Aquarium Filters: Hagen AquaClear Powerfilters

Here are a few pics of it about 6-8 months into the project...


Full Tank Shot, not the best but due to the lenses I have and its location in my home this was about the best in focus shot I could get











Here is the shot of the Waratah Anemone shortly after feeding it a morsle of cut shrimp.










This is a shot of the front right corner with a Kenya Tree coral that survived a move from Japan, there is also a cluster of Mini Feather Dusters I robbed from one of my sumps and a Elephant Ear Mushroom thats metallic Green.










Although it wasnt a jaw dropping tank at this point, It was a pretty easy to replicate tank thats a good launching point for jumping into SW. You just gotta pay attention to detail, keep things on a short leash maintenance wise and water parameter wise. This can sometimes be a bit challenging for the novice just cutting their teeth on a SW tank with a tank as small as this 10 gallon. If you want fish I would suggest something larger to start with though, cuase with a 10 gallon tank you will be very limited on what fish you can put in it.


----------



## mdmorash (Jul 4, 2009)

That's an awesome tank!


----------



## drhank (Aug 3, 2009)

It depends a lot on what you are after. Generally speaking, the larger a tank is the more stable the environment becomes and the easier it is to maintain. Unfortunately, the larger the tank is, the more expensive it becomes to set up and maintain. A general rule of thumb that has never served me wrong (unless I chose to ignore it) is 1" of fish per five gallons of salt water. Many folks will argue that you can have greater fish density than that and they would be right. As you gain experience you will learn where you can cut corners.
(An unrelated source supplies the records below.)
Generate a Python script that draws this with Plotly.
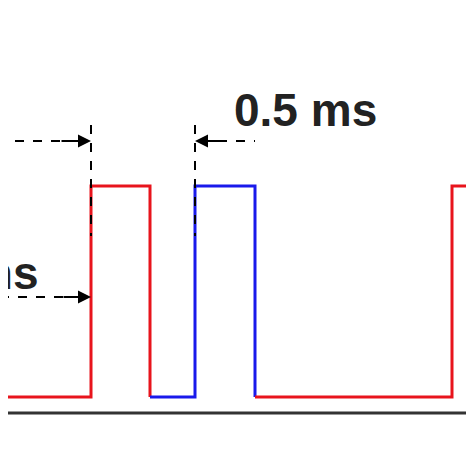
import plotly.graph_objects as go

red1_x = [0, 91, 91, 150, 150]
red1_y = [397, 397, 186, 186, 397]
blue_x = [150, 195, 195, 255, 255]
blue_y = [397, 397, 186, 186, 397]
red2_x = [255, 452, 452, 490]
red2_y = [397, 397, 186, 186]

fig = go.Figure()
fig.add_trace(go.Scatter(x=red1_x, y=red1_y, mode="lines", line=dict(color="#e8141c", width=3)))
fig.add_trace(go.Scatter(x=blue_x, y=blue_y, mode="lines", line=dict(color="#1a1aeb", width=3)))
fig.add_trace(go.Scatter(x=red2_x, y=red2_y, mode="lines", line=dict(color="#e8141c", width=3)))
fig.add_shape(type="line", x0=0, x1=490, y0=413, y1=413, line=dict(color="#333", width=3))
for xv in [91, 195]:
    fig.add_shape(type="line", x0=xv, x1=xv, y0=125, y1=236, line=dict(color="black", width=2, dash="dash"))
fig.add_shape(type="line", x0=15, x1=68, y0=141, y1=141, line=dict(color="black", width=2, dash="dash"))
fig.add_shape(type="line", x0=218, x1=255, y0=141, y1=141, line=dict(color="black", width=2, dash="dash"))
fig.add_shape(type="line", x0=0, x1=70, y0=297, y1=297, line=dict(color="black", width=2, dash="dash"))
for (xs, xe, y) in [(60, 91, 141), (225, 195, 141), (62, 91, 297)]:
    fig.add_annotation(x=xe, y=y, ax=xs, ay=y, xref="x", yref="y", axref="x", ayref="y",
                       showarrow=True, arrowhead=2, arrowsize=1.3, arrowwidth=2, arrowcolor="black", text="")
fig.add_annotation(x=305, y=110, text="<b>0.5 ms</b>", showarrow=False,
                   font=dict(size=46, color="#222", family="Liberation Sans"))
fig.add_annotation(x=40, y=273, text="<b>ms</b>", showarrow=False, xanchor="right",
                   font=dict(size=46, color="#222", family="Liberation Sans"))
fig.update_layout(width=474, height=474, margin=dict(l=0, r=0, t=0, b=0),
                  paper_bgcolor="white", plot_bgcolor="white", showlegend=False,
                  xaxis=dict(range=[8, 482], visible=False),
                  yaxis=dict(range=[482, 8], visible=False))
fig.write_html("out.html")
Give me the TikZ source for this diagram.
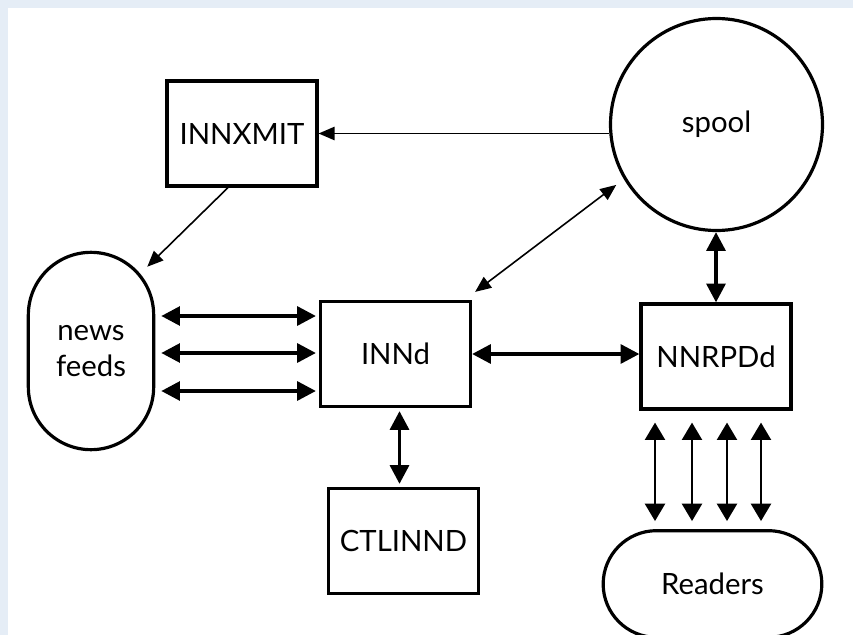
\documentclass[tikz,border=0pt]{standalone}
\usepackage{fontspec}
\setmainfont{Lato}
\usetikzlibrary{arrows.meta,calc}
\definecolor{scanblue}{RGB}{229,237,246}

\tikzset{every picture/.style={line width=0.75pt}}
\tikzset{
  box/.style={draw,line width=2.4pt,minimum width=112.5pt,minimum height=78.75pt,inner sep=0pt,font=\fontsize{22}{27}\selectfont},
  pill/.style={draw,line width=2.4pt,inner sep=0pt,align=center,font=\fontsize{22}{27}\selectfont},
  thickarr/.style={line width=2.8pt,{Triangle[length=14pt,width=14pt]}-{Triangle[length=14pt,width=14pt]}},
  thinarr/.style={line width=1.2pt,-{Triangle[length=12pt,width=10pt]}},
  thinboth/.style={line width=1.2pt,{Triangle[length=12pt,width=10pt]}-{Triangle[length=12pt,width=10pt]}},
  readarr/.style={line width=1.6pt,{Triangle[length=13pt,width=15pt]}-{Triangle[length=13pt,width=15pt]}}
}

\begin{document}
\begin{tikzpicture}[x=0.75pt,y=0.75pt,yscale=-1,xscale=1]
\useasboundingbox (0,0) rectangle (853,635);
%scan border
\fill[scanblue] (0,0) rectangle (853,635);
\fill[white] (8,8) rectangle (853,635);

% Boxes
\node[box] (INNXMIT) at (242,133.5) {INNXMIT};
\node[box] (INNd) at (395.5,354) {INNd};
\node[box] (NNRPDd) at (716,356.5) {NNRPDd};
\node[box] (CTLINND) at (403.5,541) {CTLINND};
% Circle
\node[draw,circle,line width=2.4pt,minimum size=159pt,inner sep=0pt,font=\fontsize{22}{27}\selectfont] (spool) at (716.5,124.5) {spool};
% Rounded shapes
\node[pill,minimum width=94pt,minimum height=148pt,rounded corners=47pt] (feeds) at (91,351) {news\\feeds};
\node[pill,minimum width=164pt,minimum height=80pt,rounded corners=40pt] (readers) at (712.5,584) {Readers};

%Straight Lines
\draw[thinarr] (INNXMIT.east -| spool.west) -- (INNXMIT.east);
\draw[thinarr] ($(INNXMIT.south)+(-14,0)$) -- ($(feeds.north east)+(-8,16)$);
\draw[thinboth] ($(INNd.north east)+(3,-8)$) -- ($(spool.211)+(-8,5)$);
\draw[thickarr] (NNRPDd.north |- spool.south) -- (NNRPDd.north);
\foreach \dy in {-38,-1,37}
  \draw[thickarr] ($(feeds.east |- INNd.west)+(6,\dy)$) -- ($(INNd.west)+(-3,\dy)$);
\draw[thickarr] (INNd.east) -- (INNd.east -| NNRPDd.west);
\draw[thickarr] ($(INNd.south)+(4,3)$) -- ($(INNd.south |- CTLINND.north)+(4,-3)$);
\foreach \dx in {-61,-24,11,45}
  \draw[readarr] ($(NNRPDd.south)+(\dx,12)$) -- ($(NNRPDd.south |- readers.north)+(\dx,-8)$);

\end{tikzpicture}
\end{document}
I normally suggest the largest tank that you can afford to set up properly. Doesn't have to be new. Many folks in the hobby sell their old equipment as they move to larger tanks. In addition to the tank you will need filtration. For this most of us use live rock and a skimmer. You need between 1 and 1 1/2lbs per gallon. You will want a good skimmer capable of handling twice your water volume. Finally you will want lighting. In this area if you choose to have just fish and possibly some mushrooms or low light soft corals, power compact lighting (PC) will do. A much better choice would be to opt for T5 HO lighting. This will allow you to keep a much wider variety of corals.

Now that I've thrown all this information at you I'll finally get around to answering your question. As a minimum I would choose a 29 gallon set-up. I would personally recommend a used 75 gallon set up. I wish you luck and will be happy to help with whatever you do choose.


----------



## reefcrazy (Nov 10, 2008)

I would say a small tank would not be good for your first tank.I would start off with a 55 gallon. Get one used to save you should get one for around $250.00.It might not be top of the line but this will let you no if its something you want to do.My first setup was a 180 gallon 12years ago and still love salt water.Sometimes someone will set a small tank and get all upset with it because it don't work out and give up on it and say salt water is to hard. Keeping a salt water tank is not hard you just cant rush them. I tell everyone for the first 6 moths don't go out and buy alot of live stock. First get your live sand and live rock in. Next get some cheap fish (use chromis or clowns not damsel) its such an pain to get unwanted damsel out after the rock work is in *y2 and let that go for the first month. Next put some hardy coral in then let it ride for a few months. If it all goes well then you can add all your coral and fish that you like.Now don't throw 100 fish and coral in at same time just a few at a time.......Stay up on all your water changes and your normal maintenance and it will all work out........Good luck with all and keep us updated with it....... THANKS REEFCRAZY


----------